We report about some achievements and developments provided by the ELKO program, in particular the ones recently accomplished.1 Exotic dark spinor fields has been investigated in the context of inequivalent spin structures on arbitrary curved spacetimes, which induces an additional term on the associated Dirac operator, related to a Čech cohomology class. Exotic terms operating on standard model Dirac spinor fields are usually absorbed by gauge transformations encoded as a shift of some vector potential representing an element of the cohomology group H1(M, ℤ2).
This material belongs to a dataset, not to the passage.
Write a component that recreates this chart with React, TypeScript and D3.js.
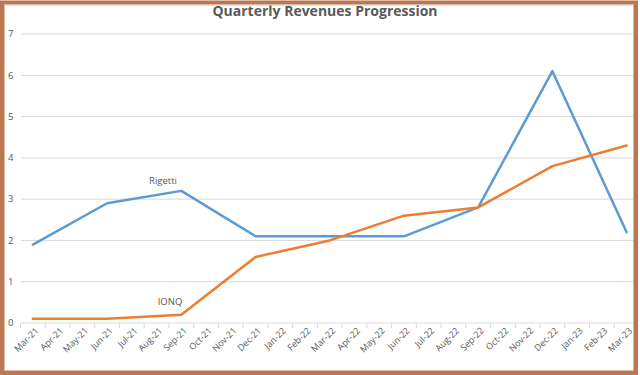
import React from "react";
import * as d3 from "d3";

const months = [
  "Mar-21","Apr-21","May-21","Jun-21","Jul-21","Aug-21","Sep-21","Oct-21","Nov-21","Dec-21",
  "Jan-22","Feb-22","Mar-22","Apr-22","May-22","Jun-22","Jul-22","Aug-22","Sep-22","Oct-22",
  "Nov-22","Dec-22","Jan-23","Feb-23","Mar-23",
];
const rigetti: (number | null)[] = [
  1.9,null,null,2.9,null,null,3.2,null,null,2.1,
  null,null,2.1,null,null,2.1,null,null,2.8,null,
  null,6.1,null,null,2.2,
];
const ionq: (number | null)[] = [
  0.1,null,null,0.1,null,null,0.2,null,null,1.6,
  null,null,2.0,null,null,2.6,null,null,2.8,null,
  null,3.8,null,null,4.3,
];
const yTicks = [0, 1, 2, 3, 4, 5, 6, 7];
const title = "Quarterly Revenues Progression";

const W = 640, H = 375;
const plotLeft = 21, plotRight = 639, plotTop = 34, plotBottom = 323;
const gridRight = 633;

export default function App() {
  const x = d3.scaleBand<string>().domain(months).range([plotLeft - 0.5, plotRight]);
  const cx = (m: string) => (x(m) as number) + x.bandwidth() / 2;
  const y = d3.scaleLinear().domain([0, 7]).range([plotBottom, plotTop]);
  const font = "'Open Sans', sans-serif";
  const textColor = "#595959";

  const mkLine = (vals: (number | null)[]) => {
    const pts = months
      .map((m, i) => ({ m, v: vals[i] }))
      .filter((d) => d.v !== null) as { m: string; v: number }[];
    return d3.line<{ m: string; v: number }>().x((d) => cx(d.m)).y((d) => y(d.v))(pts) || "";
  };

  return (
    <svg width={W} height={H} style={{ position: "absolute", left: 0, top: 0, background: "#fff" }}>
      <rect x={0} y={0} width={W} height={H} fill="#fff" />
      {yTicks.map((t) => (
        <g key={t}>
          <line x1={plotLeft} x2={gridRight} y1={y(t)} y2={y(t)} stroke="#D9D9D9" strokeWidth={1} />
          <text x={8} y={y(t)} dy="0.35em" fontFamily={font} fontSize={9.5} fill={textColor}>
            {t}
          </text>
        </g>
      ))}
      {months.map((m) => (
        <line key={"t" + m} x1={x(m) as number} x2={x(m) as number} y1={plotBottom} y2={plotBottom + 5} stroke="#D9D9D9" />
      ))}
      {months.map((m) => (
        <text
          key={"l" + m}
          transform={`translate(${cx(m) + 4},${plotBottom + 6}) rotate(-45)`}
          textAnchor="end"
          dy="0.35em"
          fontFamily={font}
          fontSize={9}
          fill={textColor}
        >
          {m}
        </text>
      ))}
      <path d={mkLine(rigetti)} fill="none" stroke="#5B9BD5" strokeWidth={2.5} strokeLinejoin="round" strokeLinecap="round" />
      <path d={mkLine(ionq)} fill="none" stroke="#ED7D31" strokeWidth={2.5} strokeLinejoin="round" strokeLinecap="round" />
      <text x={163} y={181} dy="0.35em" textAnchor="middle" fontFamily={font} fontSize={9.5} fill={textColor}>
        Rigetti
      </text>
      <text x={170} y={302} dy="0.35em" textAnchor="middle" fontFamily={font} fontSize={9.5} fill={textColor}>
        IONQ
      </text>
      <text x={325} y={16} textAnchor="middle" fontFamily={font} fontWeight="bold" fontSize={14} fill={textColor}>
        {title}
      </text>
      <rect x={2} y={2.5} width={634} height={370.5} fill="none" stroke="#BA7753" strokeWidth={4} />
      <rect x={4.5} y={5} width={629} height={365.5} fill="none" stroke="#E2B9A0" strokeWidth={1} />
    </svg>
  );
}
That is not the case of ELKO, once they cannot carry gauge charge. As a consequence, the ELKO program requires a complete evaluation of topological analysis. Since exotic dark spinor fields also satisfy Klein-Gordon propagators, the dynamical constraints related to the exotic term in the Dirac equation can be explicitly computed. It forthwith implies that the non-trivial topology associated to the spacetime can drastically engender — from the dynamics of dark spinor fields — constraints on the spacetime metric structure. Besides being candidates to the dark matter problem, dark spinor fields are shown to be potential candidates to probe non-trivial topologies in spacetime, as well as to explain the spacetime metric structure.